The key points from machinery orders data:

  • Core private-sector machinery orders, which exclude volatile orders from electric utilities and for ships, rose 5.3% from the previous month on a seasonally adjusted basis to Y966.0 billion in July, which was the largest amount since Y973.5 billion in June 2019. It followed a 0.9% rise in June, a 5.6% drop in May and an unexpected 10.8% surge in April. The July figure came in much stronger than the median economist forecast for a 0.6% dip (forecasts ranged from a 1.5% drop to a 1.5% gain).
  • The Cabinet Office maintained its assessment after upgrading for the first time in four months in June for April data, saying, “Machinery orders are showing signs of a pickup.” The three-month moving average rose just 0.1% in the May-July period after rising 1.7% in April-June. “That’s why we left our assessment unchanged,” a Cabinet Office Official told Mace News. “Machinery orders are not so strong yet.”

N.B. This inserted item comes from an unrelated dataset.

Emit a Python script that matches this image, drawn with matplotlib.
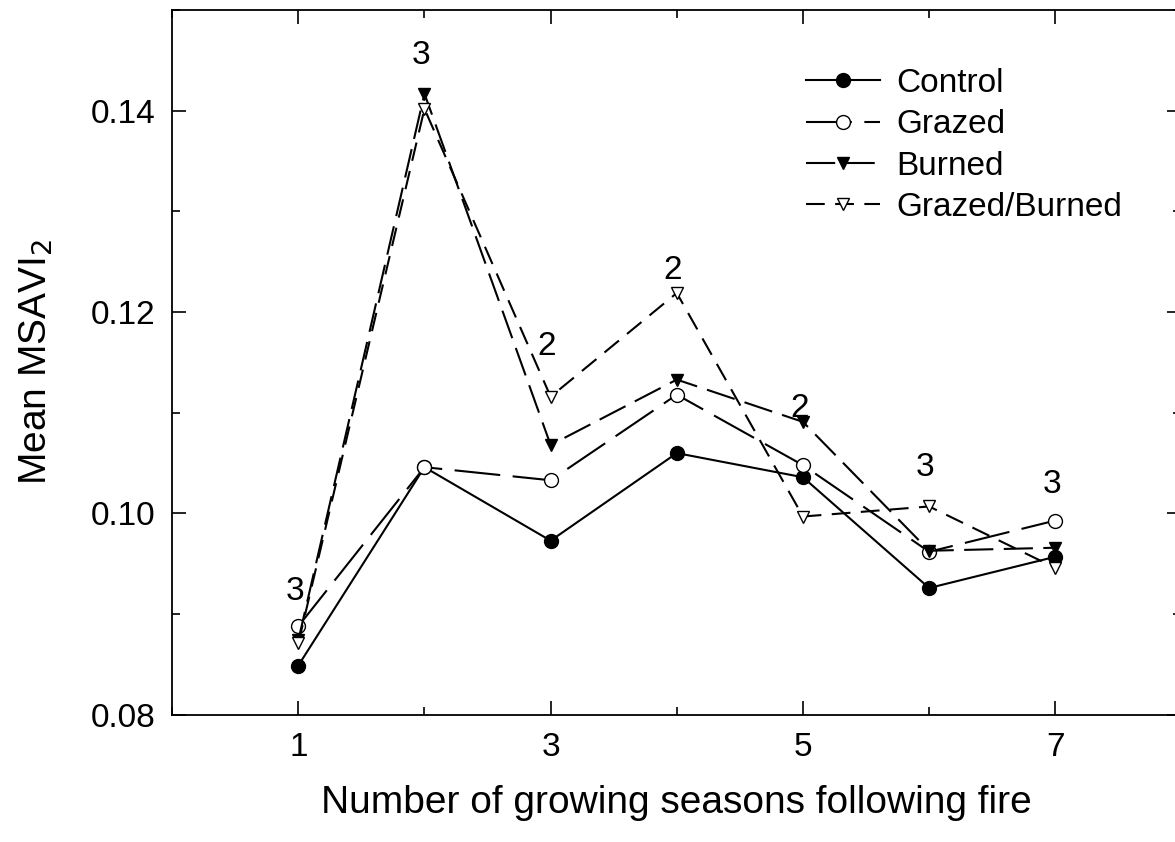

  • Orders from manufacturers fell 5.4% on the month in July after a 5.4% rebound in June while those from non-manufacturers recorded the first rise in three months, soaring 15.1% for the largest increase since a 19.6% surge in November 2019, mainly due to postal services’ orders for trains, a volatile factor in the core reading. There were no large one-off orders in the core data.
  • The increase was also led by higher orders for transport equipment from real-estate firms and for communications equipment from the telecommunications industry. The decline in orders from the manufacturing sector was mostly due to slower demand for computers from electric machinery makers.

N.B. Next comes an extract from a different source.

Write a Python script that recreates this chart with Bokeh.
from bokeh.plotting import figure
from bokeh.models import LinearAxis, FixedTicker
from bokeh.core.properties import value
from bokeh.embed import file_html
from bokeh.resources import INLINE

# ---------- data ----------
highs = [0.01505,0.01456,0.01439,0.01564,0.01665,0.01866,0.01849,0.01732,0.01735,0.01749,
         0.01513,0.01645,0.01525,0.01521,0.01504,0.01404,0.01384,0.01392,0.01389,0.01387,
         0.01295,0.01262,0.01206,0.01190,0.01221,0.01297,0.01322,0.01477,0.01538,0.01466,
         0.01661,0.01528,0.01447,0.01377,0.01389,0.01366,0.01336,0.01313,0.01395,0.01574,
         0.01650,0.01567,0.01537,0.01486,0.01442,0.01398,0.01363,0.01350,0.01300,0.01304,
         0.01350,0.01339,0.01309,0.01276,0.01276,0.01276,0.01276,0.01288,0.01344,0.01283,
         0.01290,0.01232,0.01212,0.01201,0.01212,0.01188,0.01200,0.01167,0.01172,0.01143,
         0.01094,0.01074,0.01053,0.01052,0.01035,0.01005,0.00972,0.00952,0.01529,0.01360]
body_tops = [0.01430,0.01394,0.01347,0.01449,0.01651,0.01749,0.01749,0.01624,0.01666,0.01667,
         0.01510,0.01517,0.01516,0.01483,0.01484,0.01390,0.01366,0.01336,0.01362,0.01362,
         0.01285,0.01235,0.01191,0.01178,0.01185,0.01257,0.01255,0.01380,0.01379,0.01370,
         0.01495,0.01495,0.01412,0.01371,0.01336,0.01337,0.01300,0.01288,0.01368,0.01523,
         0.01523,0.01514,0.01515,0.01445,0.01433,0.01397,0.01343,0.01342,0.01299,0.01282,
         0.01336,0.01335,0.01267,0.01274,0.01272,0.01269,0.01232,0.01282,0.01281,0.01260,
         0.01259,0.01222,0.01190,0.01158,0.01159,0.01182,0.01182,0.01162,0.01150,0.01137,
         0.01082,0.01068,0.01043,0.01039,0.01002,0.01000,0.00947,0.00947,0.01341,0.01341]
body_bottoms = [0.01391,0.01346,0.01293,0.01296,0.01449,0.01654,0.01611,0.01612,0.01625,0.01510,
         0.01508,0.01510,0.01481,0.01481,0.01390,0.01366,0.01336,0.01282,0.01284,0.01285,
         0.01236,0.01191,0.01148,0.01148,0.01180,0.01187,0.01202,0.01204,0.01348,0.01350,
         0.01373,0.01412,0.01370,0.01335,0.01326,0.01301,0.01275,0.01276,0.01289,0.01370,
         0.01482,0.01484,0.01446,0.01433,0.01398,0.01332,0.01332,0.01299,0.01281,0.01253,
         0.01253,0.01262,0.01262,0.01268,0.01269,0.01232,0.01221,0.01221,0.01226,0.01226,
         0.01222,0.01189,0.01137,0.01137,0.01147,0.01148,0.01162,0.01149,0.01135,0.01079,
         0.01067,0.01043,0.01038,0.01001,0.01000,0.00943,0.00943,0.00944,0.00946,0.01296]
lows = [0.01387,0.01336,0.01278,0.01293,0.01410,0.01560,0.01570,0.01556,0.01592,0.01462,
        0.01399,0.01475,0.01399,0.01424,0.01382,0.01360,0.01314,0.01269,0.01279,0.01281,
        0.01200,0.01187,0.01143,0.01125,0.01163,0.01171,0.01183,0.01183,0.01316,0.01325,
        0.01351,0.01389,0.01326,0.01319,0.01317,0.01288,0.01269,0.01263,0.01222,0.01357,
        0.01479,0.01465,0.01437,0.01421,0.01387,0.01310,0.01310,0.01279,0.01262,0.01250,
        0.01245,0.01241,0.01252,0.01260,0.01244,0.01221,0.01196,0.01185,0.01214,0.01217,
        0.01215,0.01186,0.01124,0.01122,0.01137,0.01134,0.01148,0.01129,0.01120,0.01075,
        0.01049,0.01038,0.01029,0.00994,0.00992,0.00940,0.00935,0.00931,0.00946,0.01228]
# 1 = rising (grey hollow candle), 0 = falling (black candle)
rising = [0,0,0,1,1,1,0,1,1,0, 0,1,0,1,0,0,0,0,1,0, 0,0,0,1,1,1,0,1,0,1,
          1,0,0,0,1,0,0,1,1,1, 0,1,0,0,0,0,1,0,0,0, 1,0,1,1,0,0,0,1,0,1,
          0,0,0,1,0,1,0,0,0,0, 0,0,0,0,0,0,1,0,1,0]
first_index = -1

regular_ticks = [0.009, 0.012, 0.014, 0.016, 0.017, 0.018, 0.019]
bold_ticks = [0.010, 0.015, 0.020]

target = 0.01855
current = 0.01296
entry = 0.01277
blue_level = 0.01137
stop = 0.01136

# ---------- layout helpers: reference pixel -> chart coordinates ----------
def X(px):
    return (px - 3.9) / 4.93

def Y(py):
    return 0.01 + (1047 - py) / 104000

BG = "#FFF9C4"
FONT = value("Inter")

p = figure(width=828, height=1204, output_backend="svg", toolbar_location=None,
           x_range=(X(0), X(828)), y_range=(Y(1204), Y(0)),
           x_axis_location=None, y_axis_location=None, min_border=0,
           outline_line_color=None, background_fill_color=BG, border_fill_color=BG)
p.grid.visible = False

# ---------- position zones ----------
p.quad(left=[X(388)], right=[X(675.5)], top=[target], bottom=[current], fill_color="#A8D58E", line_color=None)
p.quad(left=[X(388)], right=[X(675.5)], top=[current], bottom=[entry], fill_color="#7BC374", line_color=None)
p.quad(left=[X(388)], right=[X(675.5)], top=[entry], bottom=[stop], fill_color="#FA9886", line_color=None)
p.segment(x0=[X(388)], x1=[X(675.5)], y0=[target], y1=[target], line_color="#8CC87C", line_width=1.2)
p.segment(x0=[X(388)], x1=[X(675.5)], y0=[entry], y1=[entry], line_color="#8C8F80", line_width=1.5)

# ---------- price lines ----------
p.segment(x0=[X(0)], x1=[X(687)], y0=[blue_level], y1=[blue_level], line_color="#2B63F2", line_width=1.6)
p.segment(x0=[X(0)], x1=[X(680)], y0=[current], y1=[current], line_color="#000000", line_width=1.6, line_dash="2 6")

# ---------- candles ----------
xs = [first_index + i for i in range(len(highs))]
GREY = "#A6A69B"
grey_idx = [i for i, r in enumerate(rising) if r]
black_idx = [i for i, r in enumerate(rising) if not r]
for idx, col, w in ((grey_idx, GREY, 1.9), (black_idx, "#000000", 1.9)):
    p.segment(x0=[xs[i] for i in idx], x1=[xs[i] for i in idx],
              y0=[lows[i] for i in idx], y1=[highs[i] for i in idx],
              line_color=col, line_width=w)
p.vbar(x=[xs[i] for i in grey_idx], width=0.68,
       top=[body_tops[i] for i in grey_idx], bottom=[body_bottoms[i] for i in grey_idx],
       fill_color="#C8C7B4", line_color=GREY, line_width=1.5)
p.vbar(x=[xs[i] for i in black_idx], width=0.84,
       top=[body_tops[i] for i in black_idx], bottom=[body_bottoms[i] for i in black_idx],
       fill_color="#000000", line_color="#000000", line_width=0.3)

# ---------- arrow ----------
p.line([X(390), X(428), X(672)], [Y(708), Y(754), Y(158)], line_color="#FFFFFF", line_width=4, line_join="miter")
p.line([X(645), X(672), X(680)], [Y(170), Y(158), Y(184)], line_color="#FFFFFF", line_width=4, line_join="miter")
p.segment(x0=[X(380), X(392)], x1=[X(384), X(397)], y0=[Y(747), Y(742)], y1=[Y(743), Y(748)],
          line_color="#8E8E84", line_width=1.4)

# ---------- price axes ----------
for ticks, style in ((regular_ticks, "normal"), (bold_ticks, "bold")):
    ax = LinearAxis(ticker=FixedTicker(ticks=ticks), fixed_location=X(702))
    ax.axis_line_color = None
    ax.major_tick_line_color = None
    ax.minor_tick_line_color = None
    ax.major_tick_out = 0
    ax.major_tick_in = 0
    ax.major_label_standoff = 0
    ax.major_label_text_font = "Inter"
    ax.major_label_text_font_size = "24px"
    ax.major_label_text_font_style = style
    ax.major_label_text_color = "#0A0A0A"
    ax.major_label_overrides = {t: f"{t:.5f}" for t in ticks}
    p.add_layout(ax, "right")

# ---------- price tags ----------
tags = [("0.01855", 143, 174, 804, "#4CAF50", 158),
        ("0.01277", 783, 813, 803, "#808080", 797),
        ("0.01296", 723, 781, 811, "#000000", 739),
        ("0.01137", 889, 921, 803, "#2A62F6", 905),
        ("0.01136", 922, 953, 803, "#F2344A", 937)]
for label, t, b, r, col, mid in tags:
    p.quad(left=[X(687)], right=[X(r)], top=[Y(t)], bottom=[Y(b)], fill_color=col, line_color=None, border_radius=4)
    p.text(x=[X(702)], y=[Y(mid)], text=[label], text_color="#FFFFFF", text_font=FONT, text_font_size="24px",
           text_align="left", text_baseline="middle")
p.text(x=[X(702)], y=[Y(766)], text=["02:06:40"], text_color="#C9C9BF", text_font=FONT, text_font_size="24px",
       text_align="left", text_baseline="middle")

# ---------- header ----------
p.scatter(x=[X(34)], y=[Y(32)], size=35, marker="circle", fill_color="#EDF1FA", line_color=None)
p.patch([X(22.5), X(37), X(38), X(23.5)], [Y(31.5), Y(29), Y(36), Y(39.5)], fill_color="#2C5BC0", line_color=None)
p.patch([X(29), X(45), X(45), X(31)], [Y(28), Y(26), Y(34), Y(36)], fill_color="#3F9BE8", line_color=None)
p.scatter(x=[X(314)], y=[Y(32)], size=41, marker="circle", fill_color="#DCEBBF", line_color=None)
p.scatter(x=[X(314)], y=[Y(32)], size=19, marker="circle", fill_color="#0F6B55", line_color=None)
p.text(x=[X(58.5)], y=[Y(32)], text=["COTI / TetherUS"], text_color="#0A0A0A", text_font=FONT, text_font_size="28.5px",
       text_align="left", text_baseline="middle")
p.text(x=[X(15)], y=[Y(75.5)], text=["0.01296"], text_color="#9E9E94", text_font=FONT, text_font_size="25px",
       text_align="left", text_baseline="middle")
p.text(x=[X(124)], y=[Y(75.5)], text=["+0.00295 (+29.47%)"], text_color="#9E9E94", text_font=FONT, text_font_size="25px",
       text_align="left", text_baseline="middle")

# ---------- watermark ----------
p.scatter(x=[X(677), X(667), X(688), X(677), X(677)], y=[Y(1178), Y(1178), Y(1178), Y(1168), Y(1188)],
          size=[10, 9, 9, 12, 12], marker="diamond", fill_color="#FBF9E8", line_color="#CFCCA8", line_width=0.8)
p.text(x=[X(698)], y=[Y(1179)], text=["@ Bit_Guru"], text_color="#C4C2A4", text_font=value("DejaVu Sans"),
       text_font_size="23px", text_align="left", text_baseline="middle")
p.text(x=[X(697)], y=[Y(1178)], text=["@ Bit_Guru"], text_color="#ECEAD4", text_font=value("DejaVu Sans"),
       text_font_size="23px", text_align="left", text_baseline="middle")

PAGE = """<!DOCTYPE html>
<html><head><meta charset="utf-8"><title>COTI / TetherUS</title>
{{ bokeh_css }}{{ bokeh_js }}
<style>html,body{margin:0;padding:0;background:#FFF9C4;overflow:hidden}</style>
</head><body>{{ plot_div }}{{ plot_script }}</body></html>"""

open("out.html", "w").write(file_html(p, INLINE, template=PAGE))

  • Machinery orders made a firm start to the third quarter after core orders jumped 8.1% on quarter in the April-June quarter and fell 3.6% in January-March. The Cabinet Office projected last month that core orders would slip 1.8% in July-September. If core orders fell 5.6% in each of August and September, they would meet the official projection. If core orders were flat for the rest of the quarter, they would post a 3.9% rise in Q3.
  • Core orders also jumped 12.8% from a year earlier in July for the 16th straight rise after rising 6.5% in June. It was much higher than the median economist forecast of a 6.6% rise (forecasts ranged from +4.0% to +7.9%).
  • Orders from overseas, which are not part of the core measure, slipped 2.4% on the month in July after decrease of 4.6% in June and 2.4% in May and a 52.1% surge in April. This category showed a modest 3.0% rise on the year amid signs of slower global economic growth. The pace of double-digit percentage gains had decelerated to 26.4% in June from 28.3% in May and 38.2% in April.